What to work on:
Locate each line of the material that contains "chart", then return it.
--- start of Given records ---
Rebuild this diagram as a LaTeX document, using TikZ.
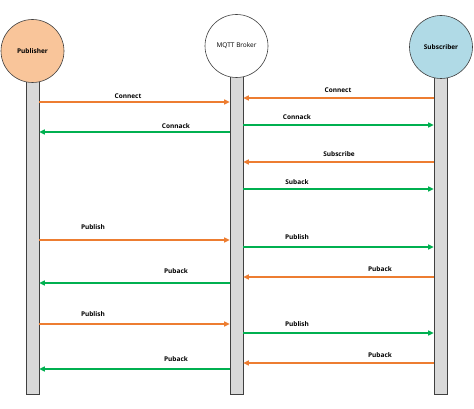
\documentclass[tikz,border=0pt]{standalone}
\usepackage{fontspec}
\setmainfont{Open Sans}
\usetikzlibrary{arrows.meta}
\definecolor{msgorange}{HTML}{ED7D31}
\definecolor{msggreen}{HTML}{00B050}
\definecolor{pubfill}{HTML}{F9C59A}
\definecolor{subfill}{HTML}{B0DAE6}
\definecolor{linefill}{HTML}{D9D9D9}
\tikzset{
  actor/.style={circle, draw=black!75, line width=0.6pt, minimum size=63pt, inner sep=0pt, font=\fontsize{6.5}{8}\selectfont},
  lifeline/.style={draw=black!75, fill=linefill, line width=0.6pt, minimum width=13pt, minimum height=324pt, inner sep=0pt},
  msg/.style={line width=1.3pt, -{Triangle[length=5.5pt,width=5pt]}},
  msglabel/.style={font=\bfseries\fontsize{6.5}{8}\selectfont, inner sep=1pt}
}
\begin{document}
\begin{tikzpicture}[x=1pt,y=-1pt]
  \useasboundingbox (0,0) rectangle (474,409);
  % lifelines
  \node[lifeline] (publine) at (32.5,232) {};
  \node[lifeline] (brokline) at (236.5,232) {};
  \node[lifeline] (subline) at (440.5,232) {};
  % actors
  \node[actor, fill=pubfill, font=\bfseries\fontsize{6.5}{8}\selectfont] (pub) at (32.5,51) {Publisher};
  \node[actor, fill=white] (brok) at (236.5,46) {MQTT Broker};
  \node[actor, fill=subfill, font=\bfseries\fontsize{6.5}{8}\selectfont] (sub) at (441,47) {Subscriber};
  % messages: y / from / to / colour / label x / label y / text
  \foreach \y/\src/\dst/\col/\lx/\ly/\txt in {
    102/publine.east/brokline.west/msgorange/128/96/Connect,
    98/subline.west/brokline.east/msgorange/338/90/Connect,
    125/brokline.east/subline.west/msggreen/297/117/Connack,
    132/brokline.west/publine.east/msggreen/176/126/Connack,
    162/subline.west/brokline.east/msgorange/339/154/Subscribe,
    189/brokline.east/subline.west/msggreen/297/182/Suback,
    240/publine.east/brokline.west/msgorange/93/227/Publish,
    247/brokline.east/subline.west/msggreen/297/237/Publish,
    277/subline.west/brokline.east/msgorange/380/269/Puback,
    283/brokline.west/publine.east/msggreen/176/271/Puback,
    324/publine.east/brokline.west/msgorange/93/314/Publish,
    333/brokline.east/subline.west/msggreen/297/324/Publish,
    363/subline.west/brokline.east/msgorange/380/355/Puback,
    369/brokline.west/publine.east/msggreen/176/359/Puback}
  {
    \draw[msg, \col] (\src |- 0,\y) -- (\dst |- 0,\y);
    \node[msglabel] at (\lx,\ly) {\txt};
  }
\end{tikzpicture}
\end{document}
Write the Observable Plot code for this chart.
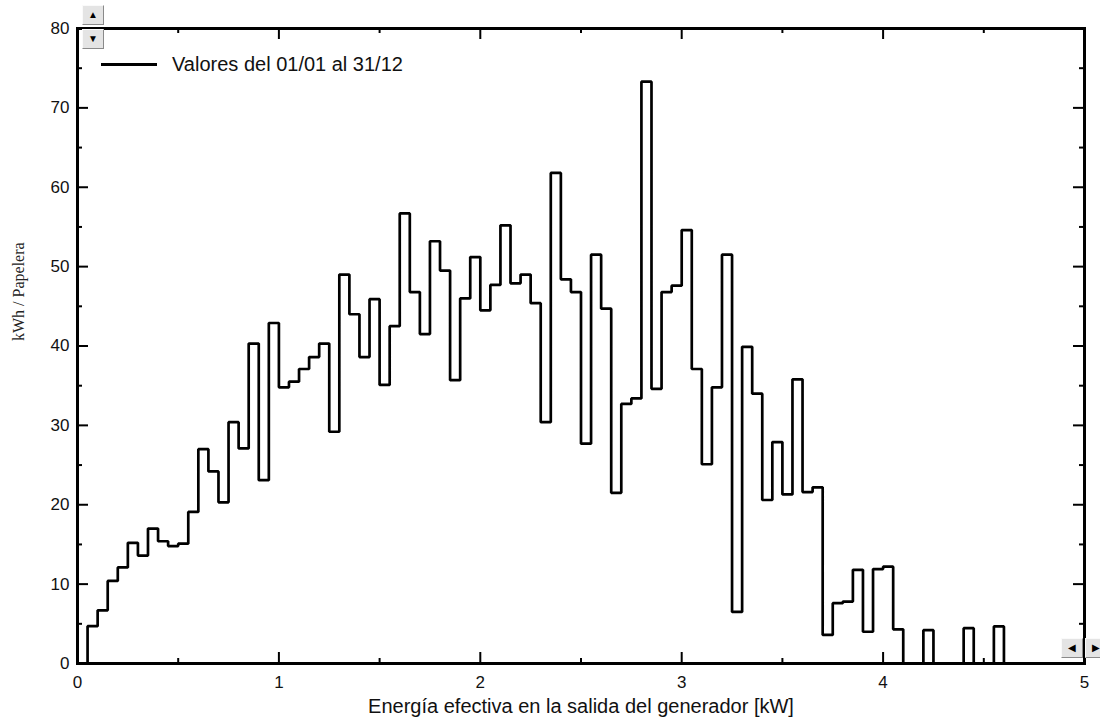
<!DOCTYPE html>
<html><head><meta charset="utf-8">
<script src="https://cdn.jsdelivr.net/npm/d3@7"></script>
<script src="https://cdn.jsdelivr.net/npm/@observablehq/plot@0.6"></script>
<style>
body{margin:0;background:#fff;}
#wrap{position:relative;width:1100px;height:724px;overflow:hidden;font-family:"Liberation Sans",Arial,sans-serif;}
.btn{position:absolute;width:22px;height:20px;background:#e4e4e4;border:1px solid;border-color:#fafafa #8a8a8a #8a8a8a #fafafa;box-sizing:border-box;font-size:10px;line-height:18px;text-align:center;color:#000;}
#legend{position:absolute;left:101px;top:52px;height:24px;display:flex;align-items:center;font-size:20px;color:#111;}
#legend .sw{display:inline-block;width:56px;height:3px;background:#000;margin-right:15px;}
</style></head><body><div id="wrap"></div>
<script>
// Histogram bins: width 0.05 kW starting at 0 kW
const binWidth = 0.05;
const values = [
  0, 4.7, 6.7, 10.4, 12.1, 15.2, 13.6, 17.0, 15.4, 14.8,
  15.1, 19.1, 27.0, 24.2, 20.3, 30.4, 27.1, 40.3, 23.1, 42.9,
  34.8, 35.5, 37.1, 38.6, 40.3, 29.2, 49.0, 44.0, 38.6, 45.9,
  35.1, 42.5, 56.7, 46.8, 41.5, 53.2, 49.5, 35.7, 46.0, 51.2,
  44.5, 47.7, 55.2, 47.9, 49.0, 45.4, 30.4, 61.8, 48.4, 46.8,
  27.7, 51.5, 44.7, 21.5, 32.7, 33.4, 73.3, 34.6, 46.8, 47.6,
  54.6, 37.1, 25.1, 34.8, 51.5, 6.5, 39.9, 34.0, 20.6, 27.9,
  21.3, 35.8, 21.6, 22.2, 3.6, 7.6, 7.8, 11.8, 4.0, 11.9,
  12.2, 4.3, 0, 0, 4.2, 0, 0, 0, 4.45, 0,
  0, 4.67, 0, 0, 0, 0, 0, 0, 0, 0
];
const xTicks = [0, 1, 2, 3, 4, 5];
const xMinor = [0.5, 1.5, 2.5, 3.5, 4.5];
const yTicks = [0, 10, 20, 30, 40, 50, 60, 70, 80];
const yMinor = [5, 15, 25, 35, 45, 55, 65, 75];
const xLabel = "Energía efectiva en la salida del generador [kW]";
const yLabel = "kWh / Papelera";
const legendLabel = "Valores del 01/01 al 31/12";

const points = values.map((v, i) => ({x: i * binWidth, y: v}));
points.push({x: values.length * binWidth, y: values[values.length - 1]});

const W = 1100, H = 724, mL = 77, mR = 16, mT = 28, mB = 61;
const innerW = W - mL - mR, innerH = H - mT - mB;
const major = 11, minor = 5;
const ink = "#000";

const chart = Plot.plot({
  width: W, height: H,
  marginLeft: mL, marginRight: mR, marginTop: mT, marginBottom: mB,
  style: {fontFamily: "'Liberation Sans', Arial, sans-serif", fontSize: "17px", color: "#111", background: "#fff", overflow: "visible"},
  x: {domain: [0, 5], label: null},
  y: {domain: [0, 80], label: null},
  marks: [
    Plot.line(points, {x: "x", y: "y", curve: "step-after", stroke: ink, strokeWidth: 2.7, strokeLinejoin: "miter", strokeLinecap: "square"}),
    Plot.tickX(xTicks, {x: d => d, insetTop: innerH - major, stroke: ink, strokeWidth: 2}),
    Plot.tickX(xTicks, {x: d => d, insetBottom: innerH - major, stroke: ink, strokeWidth: 2}),
    Plot.tickX(xMinor, {x: d => d, insetTop: innerH - minor, stroke: ink, strokeWidth: 2}),
    Plot.tickX(xMinor, {x: d => d, insetBottom: innerH - minor, stroke: ink, strokeWidth: 2}),
    Plot.tickY(yTicks, {y: d => d, insetRight: innerW - major, stroke: ink, strokeWidth: 2}),
    Plot.tickY(yTicks, {y: d => d, insetLeft: innerW - major, stroke: ink, strokeWidth: 2}),
    Plot.tickY(yMinor, {y: d => d, insetRight: innerW - minor, stroke: ink, strokeWidth: 2}),
    Plot.tickY(yMinor, {y: d => d, insetLeft: innerW - minor, stroke: ink, strokeWidth: 2}),
    Plot.frame({stroke: ink, strokeWidth: 3}),
    Plot.axisX(xTicks, {tickSize: 0, tickPadding: 12, fontSize: 17, label: null, tickFormat: d => String(d)}),
    Plot.axisY(yTicks, {tickSize: 0, tickPadding: 8, fontSize: 17, label: null, tickFormat: d => String(d)}),
    Plot.text([xLabel], {frameAnchor: "bottom", dy: 49, fontSize: 20, fill: "#111"}),
    Plot.text([yLabel], {frameAnchor: "left", dx: -59, dy: -5, rotate: -90, fontSize: 16, fill: "#222", fontFamily: "'Liberation Serif', 'Times New Roman', serif"})
  ]
});

const wrap = document.getElementById("wrap");
wrap.appendChild(chart);

const legend = document.createElement("div");
legend.id = "legend";
legend.innerHTML = `<span class="sw"></span><span></span>`;
legend.lastChild.textContent = legendLabel;
wrap.appendChild(legend);

const buttons = [
  {l: 82, t: 5, s: "▲"}, {l: 82, t: 29, s: "▼"},
  {l: 1061, t: 638, s: "◀"}, {l: 1085, t: 638, s: "▶"}
];
for (const b of buttons) {
  const d = document.createElement("div");
  d.className = "btn";
  d.style.left = b.l + "px"; d.style.top = b.t + "px";
  d.textContent = b.s;
  wrap.appendChild(d);
}
</script></body></html>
--- end of Given records ---
Output:
Write the Observable Plot code for this chart.
const chart = Plot.plot({
wrap.appendChild(chart);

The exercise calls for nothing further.